The Cloud

The Cloud Graphic Novel Review

2016, Boom! Studios / Archaia
Story: K.I. Zachopoulos
Art: Vincenzo Balzano

A luscious standalone hardback offering from Boom! Studios’ Archaia imprint, K.I. Zachopoulos and Vincenzo Balzano’s The Cloud is set in a fantastic world of disparate floating cities. A future enforced by sky pirates, in which the Great Before that once existed beneath the clouds is now inhabitable, and a young boy and his winged wolf Cloud are on a quest to find a long-forgotten artefact known only as “a wish” in order to set things right.

Vincenzo Balzano’s (Revenge: The Secret Origin of Emily Thorne) beautiful art has the confident digital brushstrokes of the finest concept art. On numerous occasions his work reminded me of such video games as Shadow of the Colossus, Ico, Brothers: A Tale of Two Sons and Journey; recent fantasy games that have placed a focus on fanciful and emotionally-drenched landscapes and left such storytelling conventions as names, characterisation and backstory to the player’s imagination.

The Cloud
The Cloud is a comic and not a video game, yes I’m aware of that. Nevertheless, Zachopoulos and Balzano have cited Ico as an influence on the book, as well as Miyazaki’s works and The Neverending Story. Similarly, the story is at its best when its narrative is at its purest. Balzano’s art, full of furious reds and yellows and making brave use of empty space, encouraged the reader to fill in the blanks themselves. The Cloud is intricate in places and hazy and undefined in others; too abstract to be plausible yet always magnificent in its scope. It doesn’t matter why the boy (yes, that’s his name) soars the skies atop a winged wolf, all we need to know is that it is simply so.

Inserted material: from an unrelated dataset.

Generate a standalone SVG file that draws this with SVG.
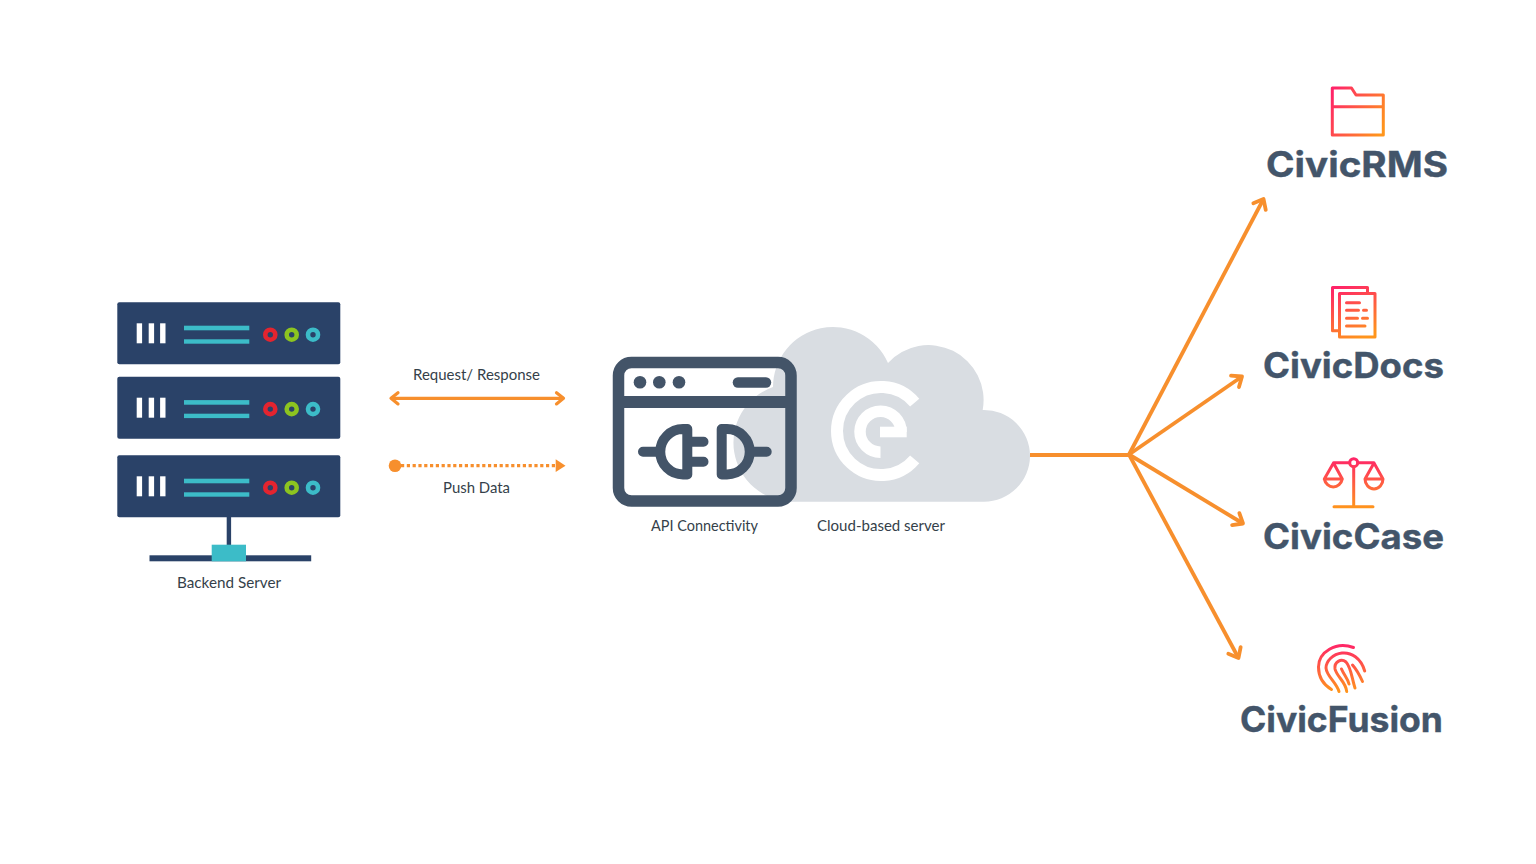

As the story progresses, K.I. Zachopoulos (Misery City, Popgun) is intent on filling us in on his fantasy world at every step of the journey, and the various friends and enemies we encounter all elaborate further on the universe and its mysteries, frequently to a dizzying extent. But this occasional sense of exposition overload is easily forgiven when the book includes such inspired characters. A talking Easter Island head, a pod of flying dolphins, intelligent pachyderms and a Mad King dressed up as the moon are amongst the strange entities that guide the boy, his thieving lady friend and Cloud, the faithful wolfhound who narrates this tale.

Just when you think you know where The Cloud is heading, Zachopoulos’ phantasmagorical voyage plays towards an unexpected crescendo, ending on a note that is breathtakingly inspired.  Much like Archaia’s renowned Mouse Guard series, The Cloud is definitely recommend to fans of beautiful looking genre books and those rare fantasy comics that don’t tread the same tracks as Dungeons & Dragons, Lord of the Rings or Warcraft.